The physical infrastructure of the home significantly impacts how efficiently any system operates. A house with poor insulation, leaky windows, or an unsealed attic will lose conditioned air quickly, forcing the system to run more often to meet the thermostat setting. Investing in thermal envelope improvements, such as insulation and air sealing, can reduce the home’s energy demand, allowing a smaller, more efficient system to be installed. Furthermore, the presence or absence of existing ductwork will determine the viability of ducted central air systems versus ductless mini-splits.
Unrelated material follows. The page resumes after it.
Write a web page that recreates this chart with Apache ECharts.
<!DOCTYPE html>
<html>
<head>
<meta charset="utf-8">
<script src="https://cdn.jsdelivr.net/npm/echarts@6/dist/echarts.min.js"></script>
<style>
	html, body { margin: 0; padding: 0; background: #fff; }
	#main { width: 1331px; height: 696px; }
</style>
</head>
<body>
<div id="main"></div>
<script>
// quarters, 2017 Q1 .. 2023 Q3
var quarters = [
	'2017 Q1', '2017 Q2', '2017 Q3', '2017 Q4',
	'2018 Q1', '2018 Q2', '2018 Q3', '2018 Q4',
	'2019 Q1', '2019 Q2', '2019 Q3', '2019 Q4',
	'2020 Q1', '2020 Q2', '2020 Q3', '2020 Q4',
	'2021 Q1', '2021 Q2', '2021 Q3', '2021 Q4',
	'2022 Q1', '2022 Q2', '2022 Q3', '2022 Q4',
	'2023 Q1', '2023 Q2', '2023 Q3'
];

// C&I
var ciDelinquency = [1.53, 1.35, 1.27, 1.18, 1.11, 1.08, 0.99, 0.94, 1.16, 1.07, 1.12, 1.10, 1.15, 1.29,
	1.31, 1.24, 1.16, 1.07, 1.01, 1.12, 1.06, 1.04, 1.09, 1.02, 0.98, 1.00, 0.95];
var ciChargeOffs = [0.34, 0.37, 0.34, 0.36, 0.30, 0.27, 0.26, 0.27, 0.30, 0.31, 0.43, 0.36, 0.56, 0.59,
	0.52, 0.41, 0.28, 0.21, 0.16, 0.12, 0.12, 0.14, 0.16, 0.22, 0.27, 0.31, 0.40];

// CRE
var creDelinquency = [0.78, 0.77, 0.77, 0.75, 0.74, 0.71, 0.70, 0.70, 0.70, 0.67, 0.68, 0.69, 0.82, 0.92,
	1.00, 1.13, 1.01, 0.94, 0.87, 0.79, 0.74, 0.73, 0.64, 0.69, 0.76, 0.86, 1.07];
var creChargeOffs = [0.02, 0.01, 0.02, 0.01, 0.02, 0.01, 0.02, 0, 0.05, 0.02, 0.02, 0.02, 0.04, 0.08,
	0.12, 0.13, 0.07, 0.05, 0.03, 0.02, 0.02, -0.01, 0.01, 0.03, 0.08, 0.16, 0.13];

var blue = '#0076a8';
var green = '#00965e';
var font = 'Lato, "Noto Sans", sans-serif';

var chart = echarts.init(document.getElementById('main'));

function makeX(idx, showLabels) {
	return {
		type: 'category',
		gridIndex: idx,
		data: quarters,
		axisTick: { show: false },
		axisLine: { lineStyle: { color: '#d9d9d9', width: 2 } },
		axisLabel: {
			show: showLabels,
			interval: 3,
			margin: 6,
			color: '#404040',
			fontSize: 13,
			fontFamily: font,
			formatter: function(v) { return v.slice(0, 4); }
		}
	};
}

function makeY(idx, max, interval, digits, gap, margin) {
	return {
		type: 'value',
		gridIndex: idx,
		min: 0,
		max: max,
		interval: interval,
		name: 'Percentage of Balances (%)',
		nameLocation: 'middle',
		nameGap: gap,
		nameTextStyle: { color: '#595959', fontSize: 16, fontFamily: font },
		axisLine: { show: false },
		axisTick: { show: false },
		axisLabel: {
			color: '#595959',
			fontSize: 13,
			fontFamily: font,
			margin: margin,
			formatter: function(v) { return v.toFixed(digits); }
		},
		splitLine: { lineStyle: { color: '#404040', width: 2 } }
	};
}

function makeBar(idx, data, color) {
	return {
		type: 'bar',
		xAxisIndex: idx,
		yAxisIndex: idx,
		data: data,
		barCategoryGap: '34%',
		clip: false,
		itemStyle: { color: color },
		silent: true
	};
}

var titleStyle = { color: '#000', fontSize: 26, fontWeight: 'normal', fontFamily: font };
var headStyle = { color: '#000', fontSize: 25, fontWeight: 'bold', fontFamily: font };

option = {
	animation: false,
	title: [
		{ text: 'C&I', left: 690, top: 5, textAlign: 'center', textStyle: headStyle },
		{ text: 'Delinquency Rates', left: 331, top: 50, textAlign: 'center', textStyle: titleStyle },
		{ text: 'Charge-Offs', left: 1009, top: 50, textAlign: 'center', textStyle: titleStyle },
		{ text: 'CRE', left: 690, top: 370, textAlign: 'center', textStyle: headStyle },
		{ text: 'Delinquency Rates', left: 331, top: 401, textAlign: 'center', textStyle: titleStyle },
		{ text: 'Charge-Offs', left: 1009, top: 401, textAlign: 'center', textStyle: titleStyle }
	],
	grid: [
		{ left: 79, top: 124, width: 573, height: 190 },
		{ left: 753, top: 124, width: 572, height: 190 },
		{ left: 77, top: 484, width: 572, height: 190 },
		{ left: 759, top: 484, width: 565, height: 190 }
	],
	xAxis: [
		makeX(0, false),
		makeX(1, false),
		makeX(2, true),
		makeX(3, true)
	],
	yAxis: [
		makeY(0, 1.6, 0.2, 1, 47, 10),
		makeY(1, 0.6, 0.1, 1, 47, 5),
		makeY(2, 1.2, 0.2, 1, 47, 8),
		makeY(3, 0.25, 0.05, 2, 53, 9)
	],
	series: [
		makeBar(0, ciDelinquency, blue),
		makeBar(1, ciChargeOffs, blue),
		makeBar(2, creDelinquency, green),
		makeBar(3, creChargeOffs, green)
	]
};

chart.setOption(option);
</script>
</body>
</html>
A major consideration is the trade-off between the high initial investment and the long-term operational savings, often measured by the payback period. Geothermal systems have the highest upfront cost due to the complexity of drilling and installing the underground loop field. The payback period for an Air Source Heat Pump is typically shorter, ranging from 5 to 10 years, whereas the greater installation expense of a Ground Source system can lead to a longer payback of 10 to 20 years. However, the potential for significantly lower annual operating costs and rising energy prices can accelerate the financial return over time.
Regardless of the technology chosen, the system must be correctly sized to the home’s exact heating and cooling load. An oversized system will cycle on and off too frequently, a process known as short-cycling, which wastes energy and fails to adequately control humidity. Conversely, an undersized system will run constantly and struggle to maintain comfort during peak demand periods. Proper sizing, based on a detailed load calculation, is the final, non-negotiable step to ensure the equipment operates as efficiently as its ratings suggest.